Nella serata di sabato 19 ottobre, il sistema anti-pirateria Piracy Shield ha bloccato l’accesso a Google Drive in Italia, causando disagi a numerosi utenti. Il blocco, durato diverse ore, ha sollevato interrogativi sull’affidabilità del sistema e sulla sua capacità di distinguere tra contenuti legittimi e violazioni del copyright.
Piracy Shield, una piattaforma “donata” dalla Lega Serie A all’Agcom per contrastare lo streaming illegale di eventi sportivi, permette ai broadcaster di segnalare siti pirata che vengono poi bloccati dai provider internet entro 30 minuti. In questo caso, però, sembra che il sistema abbia erroneamente identificato Google Drive come una minaccia, impedendo l’accesso al servizio di cloud storage.
Un “falso positivo” con gravi conseguenze
Si tratta di un cosiddetto “falso positivo”, un errore che può verificarsi quando i software di protezione come Piracy Shield identificano erroneamente siti o servizi sicuri come minacce. Questo incidente ha evidenziato la potenziale fallibilità di tali sistemi e le possibili conseguenze per gli utenti.
Il blocco di Google Drive, avvenuto in un orario serale durante il weekend, ha fortunatamente limitato i disagi. Se fosse accaduto durante la settimana, in orario lavorativo, avrebbe potuto causare problemi ben più gravi a studenti, professionisti e aziende che si affidano al servizio per archiviare e condividere documenti.
Dubbi e preoccupazioni
L’episodio solleva domande sull’efficacia e l’affidabilità di Piracy Shield, ma anche sulla necessità di trovare un equilibrio tra la lotta alla pirateria e la tutela della libertà di accesso ai servizi online. È fondamentale che i sistemi anti-pirateria siano in grado di distinguere con precisione tra contenuti illegali e piattaforme legittime, al fine di evitare blocchi ingiustificati e garantire agli utenti un’esperienza online sicura e senza interruzioni.

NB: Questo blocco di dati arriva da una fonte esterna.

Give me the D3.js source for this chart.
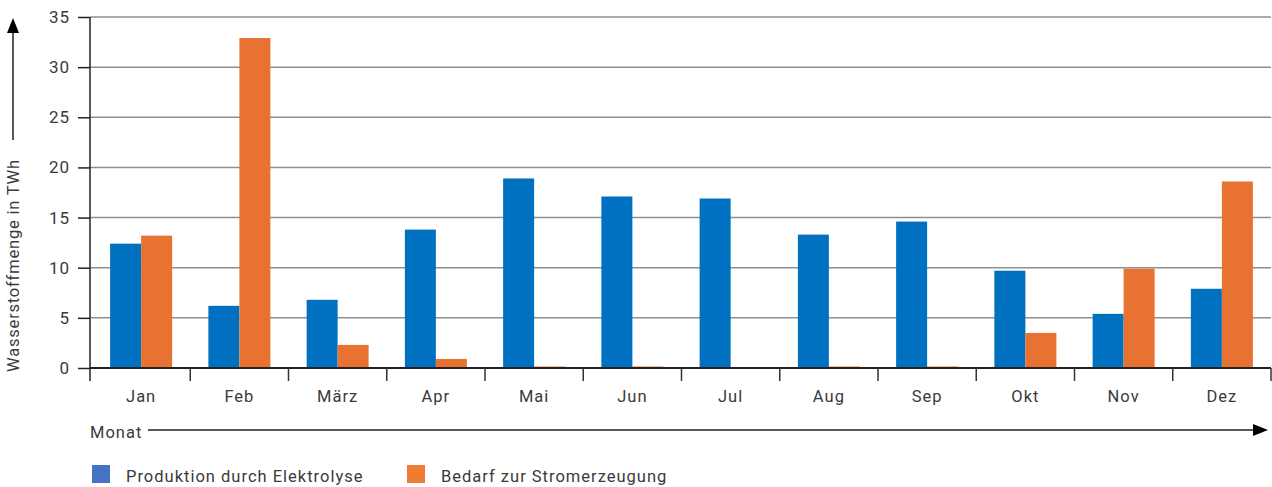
<!DOCTYPE html>
<html>
<head>
<meta charset="utf-8">
<script src="https://cdn.jsdelivr.net/npm/d3@7"></script>
<style>
  body { margin: 0; background: #fff; }
  svg { display: block; font-family: Roboto, "Noto Sans", sans-serif; }
  text { letter-spacing: 1px; }
</style>
</head>
<body>
<svg id="chart" width="1272" height="487"></svg>
<script>
// Monthly hydrogen volumes (TWh)
const months = ["Jan", "Feb", "März", "Apr", "Mai", "Jun", "Jul", "Aug", "Sep", "Okt", "Nov", "Dez"];
const production = [12.4, 6.2, 6.8, 13.8, 18.9, 17.1, 16.9, 13.3, 14.6, 9.7, 5.4, 7.9];
const demand = [13.2, 32.9, 2.3, 0.9, 0.15, 0.15, 0, 0.15, 0.15, 3.5, 9.9, 18.6];
const seriesNames = ["Produktion durch Elektrolyse", "Bedarf zur Stromerzeugung"];
const yTicks = [0, 5, 10, 15, 20, 25, 30, 35];

const barColors = ["#0070c0", "#e87232"];
const legendColors = ["#4472c4", "#ed7d31"];
const textColor = "#3a3a3a";

const svg = d3.select("#chart");
const axisX0 = 90, xLeft = 92, xRight = 1271;
const yTop = 17, yBottom = 368;

const x = d3.scaleBand().domain(months).range([xLeft, xRight]).paddingInner(0).paddingOuter(0);
const y = d3.scaleLinear().domain([0, 35]).range([yBottom, yTop]);
const inner = d3.scaleBand().domain([0, 1]).range([0, 62]);
const groupOffset = (x.bandwidth() - 62) / 2;

// Horizontal gridlines
svg.append("g")
  .selectAll("line")
  .data(yTicks.filter(d => d > 0))
  .join("line")
  .attr("x1", axisX0).attr("x2", xRight)
  .attr("y1", d => y(d)).attr("y2", d => y(d))
  .attr("stroke", "#8c8f93").attr("stroke-width", 1.5);

// Bars
const rows = months.map((m, i) => ({ month: m, vals: [production[i], demand[i]] }));
svg.append("g")
  .selectAll("g")
  .data(rows)
  .join("g")
  .attr("transform", d => `translate(${x(d.month) + groupOffset},0)`)
  .selectAll("rect")
  .data(d => d.vals.map((v, k) => ({ v, k })))
  .join("rect")
  .attr("x", d => inner(d.k))
  .attr("width", inner.bandwidth())
  .attr("y", d => y(d.v))
  .attr("height", d => yBottom - y(d.v))
  .attr("fill", d => barColors[d.k]);

// Y axis
const yAxis = svg.append("g")
  .attr("transform", `translate(${axisX0},0)`)
  .call(d3.axisLeft(y).tickValues(yTicks).tickSize(12).tickPadding(6));
yAxis.select(".domain").remove();
yAxis.selectAll(".tick line").attr("stroke", "#222").attr("stroke-width", 1.5);
yAxis.selectAll(".tick text").attr("font-size", 17).attr("fill", textColor)
  .attr("font-family", "Roboto, sans-serif").attr("dx", -2);
svg.append("line").attr("x1", axisX0).attr("x2", axisX0).attr("y1", yTop).attr("y2", yBottom + 13)
  .attr("stroke", "#222").attr("stroke-width", 1.5);

// X axis
const xAxis = svg.append("g")
  .attr("transform", `translate(0,${yBottom})`)
  .call(d3.axisBottom(x).tickSize(0).tickPadding(22));
xAxis.select(".domain").remove();
xAxis.selectAll(".tick text").attr("font-size", 16.5).attr("fill", textColor)
  .attr("font-family", "Roboto, sans-serif");
svg.append("line").attr("x1", axisX0).attr("x2", xRight).attr("y1", yBottom).attr("y2", yBottom)
  .attr("stroke", "#222").attr("stroke-width", 2);
svg.append("g")
  .selectAll("line")
  .data(months.slice(1).map(m => x(m)).concat([xRight]))
  .join("line")
  .attr("x1", d => d).attr("x2", d => d)
  .attr("y1", yBottom).attr("y2", yBottom + 13)
  .attr("stroke", "#333").attr("stroke-width", 1.5);

// Axis titles with arrows
svg.append("text")
  .attr("transform", "translate(19,372) rotate(-90)")
  .attr("font-size", 16.5).attr("fill", textColor)
  .style("letter-spacing", "0.8px")
  .text("Wasserstoffmenge in TWh");
svg.append("line").attr("x1", 13).attr("x2", 13).attr("y1", 140).attr("y2", 30)
  .attr("stroke", "#222").attr("stroke-width", 1.5);
svg.append("path").attr("d", "M13,18 L7,33 L19,33 Z").attr("fill", "#000");

svg.append("text")
  .attr("x", 90).attr("y", 438)
  .attr("font-size", 16.5).attr("fill", textColor)
  .text("Monat");
svg.append("line").attr("x1", 148).attr("x2", 1256).attr("y1", 430).attr("y2", 430)
  .attr("stroke", "#222").attr("stroke-width", 1.5);
svg.append("path").attr("d", "M1268,430 L1253,424 L1253,436 Z").attr("fill", "#000");

// Legend
const legendX = [92, 407];
const legend = svg.append("g")
  .selectAll("g")
  .data(seriesNames)
  .join("g")
  .attr("transform", (d, i) => `translate(${legendX[i]},465)`);
legend.append("rect").attr("width", 18).attr("height", 18)
  .attr("fill", (d, i) => legendColors[i]);
legend.append("text").attr("x", 34).attr("y", 17)
  .attr("font-size", 16.5).attr("fill", textColor)
  .text(d => d);
</script>
</body>
</html>
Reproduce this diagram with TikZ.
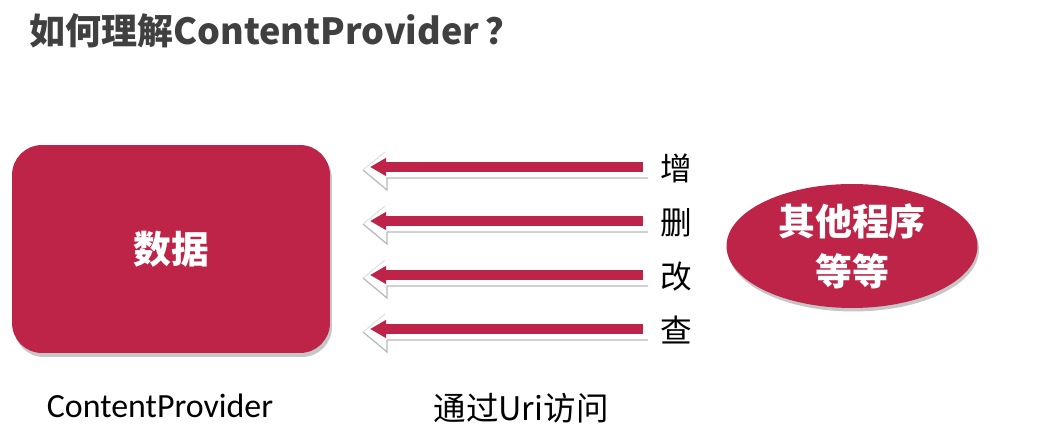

Come funziona il Piracy Shield
Privacy Shield è un sistema anti-pirateria che blocca l’accesso ai siti web che trasmettono illegalmente eventi sportivi in diretta. Funziona grazie alla collaborazione tra i titolari dei diritti televisivi, l’Agcom e gli Internet Service Provider (ISP). In pratica, le emittenti segnalano all’Agcom i siti pirata, che a sua volta li inserisce in una “lista nera” e la invia agli ISP. Questi ultimi sono obbligati a bloccare l’accesso a tali siti entro 30 minuti, impedendo agli utenti di visualizzare i contenuti illegali.
Privacy Shield agisce come un filtro a livello di DNS, impedendo la traduzione del nome di dominio del sito pirata in un indirizzo IP numerico, rendendolo di fatto irraggiungibile. Questo sistema permette di intervenire rapidamente contro la pirateria online, limitando i danni economici per i titolari dei diritti. Tuttavia, non è esente da criticità. Come dimostrato dal recente blocco di Google Drive, il sistema può commettere errori e bloccare siti legittimi. Inoltre, è efficace solo contro i siti web e non può contrastare altre forme di pirateria.
Infine, alcuni lo considerano uno strumento di censura che potrebbe limitare la libertà di accesso alle informazioni. Insomma, si tratta di uno strumento utile nella lotta alla pirateria online ma che deve essere utilizzato con cautela e nel rispetto dei diritti degli utenti.